## Problem details
In the entries that follow, count each line containing "this" and state the total, nothing more.

Rows from a dataset of charts and code:

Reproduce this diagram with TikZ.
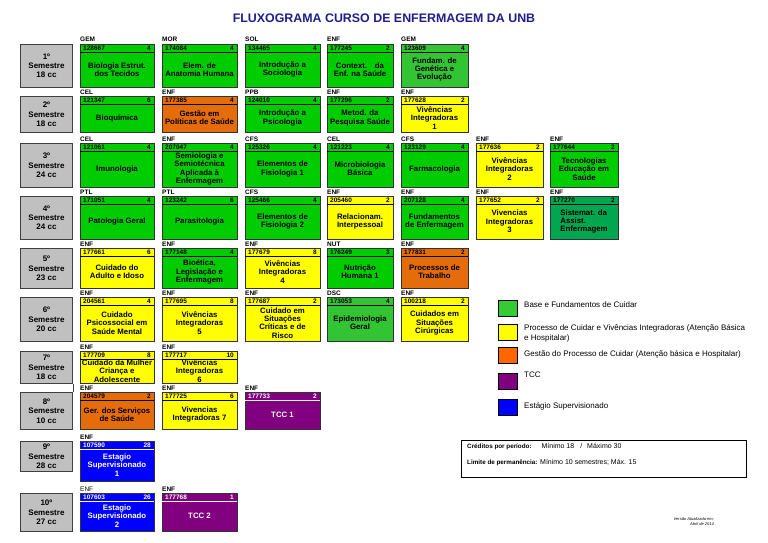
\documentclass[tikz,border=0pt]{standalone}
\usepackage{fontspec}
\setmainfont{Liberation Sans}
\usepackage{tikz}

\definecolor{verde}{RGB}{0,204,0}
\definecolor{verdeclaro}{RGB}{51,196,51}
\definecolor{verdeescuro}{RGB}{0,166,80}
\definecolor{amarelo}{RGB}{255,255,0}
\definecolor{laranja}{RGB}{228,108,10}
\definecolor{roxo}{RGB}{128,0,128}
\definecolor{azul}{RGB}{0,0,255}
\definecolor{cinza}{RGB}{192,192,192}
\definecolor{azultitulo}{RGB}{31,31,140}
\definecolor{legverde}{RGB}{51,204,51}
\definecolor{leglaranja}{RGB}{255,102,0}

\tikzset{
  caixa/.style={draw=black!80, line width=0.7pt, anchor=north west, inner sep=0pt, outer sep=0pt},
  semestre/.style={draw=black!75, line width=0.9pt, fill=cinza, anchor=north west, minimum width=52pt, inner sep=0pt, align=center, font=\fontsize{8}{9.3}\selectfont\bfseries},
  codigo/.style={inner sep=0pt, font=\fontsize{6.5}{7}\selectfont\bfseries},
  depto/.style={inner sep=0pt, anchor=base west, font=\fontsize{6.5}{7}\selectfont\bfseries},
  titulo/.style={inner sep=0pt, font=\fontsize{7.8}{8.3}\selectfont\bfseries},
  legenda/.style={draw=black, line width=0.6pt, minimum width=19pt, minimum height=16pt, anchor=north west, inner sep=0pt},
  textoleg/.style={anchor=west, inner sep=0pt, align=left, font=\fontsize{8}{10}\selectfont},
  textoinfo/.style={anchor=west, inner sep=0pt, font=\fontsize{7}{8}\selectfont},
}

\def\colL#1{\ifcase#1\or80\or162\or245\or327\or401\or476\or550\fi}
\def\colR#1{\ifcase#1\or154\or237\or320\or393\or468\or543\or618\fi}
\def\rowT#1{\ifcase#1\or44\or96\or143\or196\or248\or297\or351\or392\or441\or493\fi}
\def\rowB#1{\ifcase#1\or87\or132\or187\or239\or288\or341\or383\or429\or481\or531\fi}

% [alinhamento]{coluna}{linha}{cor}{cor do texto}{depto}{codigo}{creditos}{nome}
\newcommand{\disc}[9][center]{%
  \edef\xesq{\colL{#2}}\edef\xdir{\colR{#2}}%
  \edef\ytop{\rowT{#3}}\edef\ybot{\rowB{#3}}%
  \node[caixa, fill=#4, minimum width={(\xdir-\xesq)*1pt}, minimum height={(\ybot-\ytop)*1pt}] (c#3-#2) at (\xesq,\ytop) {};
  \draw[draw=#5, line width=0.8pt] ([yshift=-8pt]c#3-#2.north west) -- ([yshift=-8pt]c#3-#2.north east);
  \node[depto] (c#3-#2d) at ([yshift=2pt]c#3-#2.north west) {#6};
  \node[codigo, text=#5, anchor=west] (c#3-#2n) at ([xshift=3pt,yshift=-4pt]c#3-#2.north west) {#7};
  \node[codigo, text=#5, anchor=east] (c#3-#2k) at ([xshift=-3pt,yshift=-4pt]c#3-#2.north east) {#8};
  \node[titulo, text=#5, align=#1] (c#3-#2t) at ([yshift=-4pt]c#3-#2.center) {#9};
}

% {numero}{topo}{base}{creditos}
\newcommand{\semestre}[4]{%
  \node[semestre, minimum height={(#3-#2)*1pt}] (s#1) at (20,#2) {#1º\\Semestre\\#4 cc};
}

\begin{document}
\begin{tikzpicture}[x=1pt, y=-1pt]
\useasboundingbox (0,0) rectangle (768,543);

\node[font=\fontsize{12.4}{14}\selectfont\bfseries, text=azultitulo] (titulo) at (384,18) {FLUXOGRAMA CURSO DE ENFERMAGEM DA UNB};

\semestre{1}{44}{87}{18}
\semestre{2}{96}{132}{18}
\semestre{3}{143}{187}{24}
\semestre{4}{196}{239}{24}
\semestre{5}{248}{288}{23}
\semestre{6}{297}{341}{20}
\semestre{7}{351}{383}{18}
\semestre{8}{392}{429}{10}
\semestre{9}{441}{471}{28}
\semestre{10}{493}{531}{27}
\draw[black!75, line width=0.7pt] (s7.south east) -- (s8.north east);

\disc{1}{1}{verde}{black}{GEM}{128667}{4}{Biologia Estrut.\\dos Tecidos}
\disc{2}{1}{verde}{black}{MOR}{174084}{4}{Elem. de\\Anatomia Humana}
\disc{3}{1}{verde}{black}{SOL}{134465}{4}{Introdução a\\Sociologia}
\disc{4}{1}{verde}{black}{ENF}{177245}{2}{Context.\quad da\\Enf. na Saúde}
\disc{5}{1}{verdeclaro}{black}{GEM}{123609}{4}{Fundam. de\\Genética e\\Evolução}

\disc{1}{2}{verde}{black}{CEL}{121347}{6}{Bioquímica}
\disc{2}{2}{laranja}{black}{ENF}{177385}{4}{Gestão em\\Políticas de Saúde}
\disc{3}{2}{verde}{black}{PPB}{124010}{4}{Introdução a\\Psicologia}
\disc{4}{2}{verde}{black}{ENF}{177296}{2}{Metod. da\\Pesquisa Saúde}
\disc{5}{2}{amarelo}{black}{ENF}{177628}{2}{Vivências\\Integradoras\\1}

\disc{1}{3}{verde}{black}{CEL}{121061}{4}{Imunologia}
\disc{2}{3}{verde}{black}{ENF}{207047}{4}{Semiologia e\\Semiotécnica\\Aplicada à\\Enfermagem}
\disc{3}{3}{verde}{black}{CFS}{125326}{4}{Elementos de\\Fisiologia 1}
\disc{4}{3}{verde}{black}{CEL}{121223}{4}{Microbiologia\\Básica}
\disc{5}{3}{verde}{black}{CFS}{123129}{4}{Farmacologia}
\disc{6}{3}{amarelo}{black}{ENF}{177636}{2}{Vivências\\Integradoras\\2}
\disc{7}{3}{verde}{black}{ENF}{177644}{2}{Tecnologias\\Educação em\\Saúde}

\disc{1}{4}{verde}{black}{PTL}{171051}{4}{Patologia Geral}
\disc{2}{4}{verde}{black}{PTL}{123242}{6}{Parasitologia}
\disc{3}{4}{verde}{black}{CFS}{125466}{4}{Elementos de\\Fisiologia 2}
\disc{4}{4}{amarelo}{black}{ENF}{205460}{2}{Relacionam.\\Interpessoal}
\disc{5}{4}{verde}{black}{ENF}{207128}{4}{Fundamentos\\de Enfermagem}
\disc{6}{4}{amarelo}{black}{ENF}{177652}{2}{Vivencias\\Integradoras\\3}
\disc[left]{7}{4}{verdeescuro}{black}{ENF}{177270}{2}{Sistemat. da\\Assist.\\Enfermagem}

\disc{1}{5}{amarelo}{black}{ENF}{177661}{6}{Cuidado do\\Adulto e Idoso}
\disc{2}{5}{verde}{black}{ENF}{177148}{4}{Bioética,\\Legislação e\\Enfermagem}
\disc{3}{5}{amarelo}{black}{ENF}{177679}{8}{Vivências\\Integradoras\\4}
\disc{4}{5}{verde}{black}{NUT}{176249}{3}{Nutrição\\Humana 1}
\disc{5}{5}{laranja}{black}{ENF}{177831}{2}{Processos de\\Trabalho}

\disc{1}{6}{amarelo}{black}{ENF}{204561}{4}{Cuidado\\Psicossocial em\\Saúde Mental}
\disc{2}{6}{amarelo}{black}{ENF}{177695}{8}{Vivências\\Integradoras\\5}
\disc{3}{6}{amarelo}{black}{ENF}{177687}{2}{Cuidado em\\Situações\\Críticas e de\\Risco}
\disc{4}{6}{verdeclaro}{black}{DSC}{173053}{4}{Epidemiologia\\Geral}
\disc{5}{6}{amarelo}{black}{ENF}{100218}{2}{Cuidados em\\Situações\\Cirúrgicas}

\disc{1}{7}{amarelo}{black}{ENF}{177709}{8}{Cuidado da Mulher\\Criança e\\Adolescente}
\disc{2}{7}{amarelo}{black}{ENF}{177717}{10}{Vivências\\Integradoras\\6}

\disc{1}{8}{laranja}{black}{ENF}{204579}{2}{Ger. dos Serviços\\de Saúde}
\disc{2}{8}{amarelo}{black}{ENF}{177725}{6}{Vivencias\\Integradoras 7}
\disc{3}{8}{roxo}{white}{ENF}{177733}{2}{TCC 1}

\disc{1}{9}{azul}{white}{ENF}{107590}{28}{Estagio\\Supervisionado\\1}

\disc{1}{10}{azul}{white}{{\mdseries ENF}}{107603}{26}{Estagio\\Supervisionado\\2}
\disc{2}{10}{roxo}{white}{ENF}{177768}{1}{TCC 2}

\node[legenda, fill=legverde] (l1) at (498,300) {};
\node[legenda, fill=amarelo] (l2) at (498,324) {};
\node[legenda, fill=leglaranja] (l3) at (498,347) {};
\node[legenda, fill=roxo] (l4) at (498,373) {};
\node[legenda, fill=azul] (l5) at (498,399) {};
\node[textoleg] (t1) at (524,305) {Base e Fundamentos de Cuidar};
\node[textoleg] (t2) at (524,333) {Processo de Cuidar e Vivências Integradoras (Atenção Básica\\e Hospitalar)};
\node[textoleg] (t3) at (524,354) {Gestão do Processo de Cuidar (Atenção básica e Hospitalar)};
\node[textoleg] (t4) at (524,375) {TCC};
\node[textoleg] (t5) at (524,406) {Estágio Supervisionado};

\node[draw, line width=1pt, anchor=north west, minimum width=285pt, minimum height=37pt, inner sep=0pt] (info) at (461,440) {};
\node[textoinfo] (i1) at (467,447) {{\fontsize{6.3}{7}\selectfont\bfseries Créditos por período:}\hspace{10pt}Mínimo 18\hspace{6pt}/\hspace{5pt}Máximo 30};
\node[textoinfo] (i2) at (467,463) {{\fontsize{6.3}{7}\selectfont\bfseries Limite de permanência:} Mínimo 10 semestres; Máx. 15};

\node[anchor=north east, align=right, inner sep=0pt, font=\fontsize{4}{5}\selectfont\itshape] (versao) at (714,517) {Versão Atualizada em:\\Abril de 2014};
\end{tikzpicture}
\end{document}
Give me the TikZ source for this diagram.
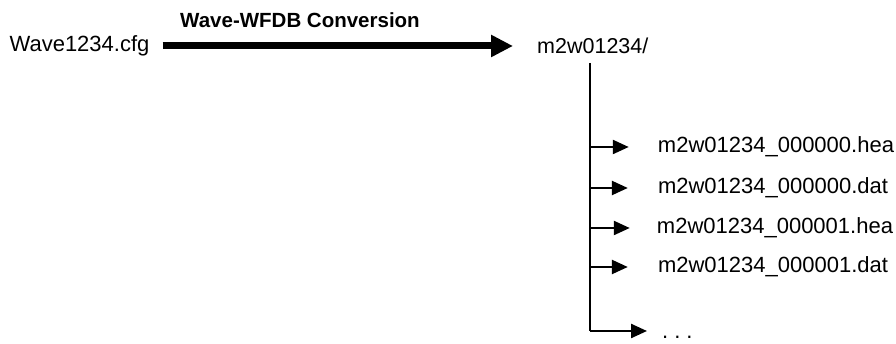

## The reply
2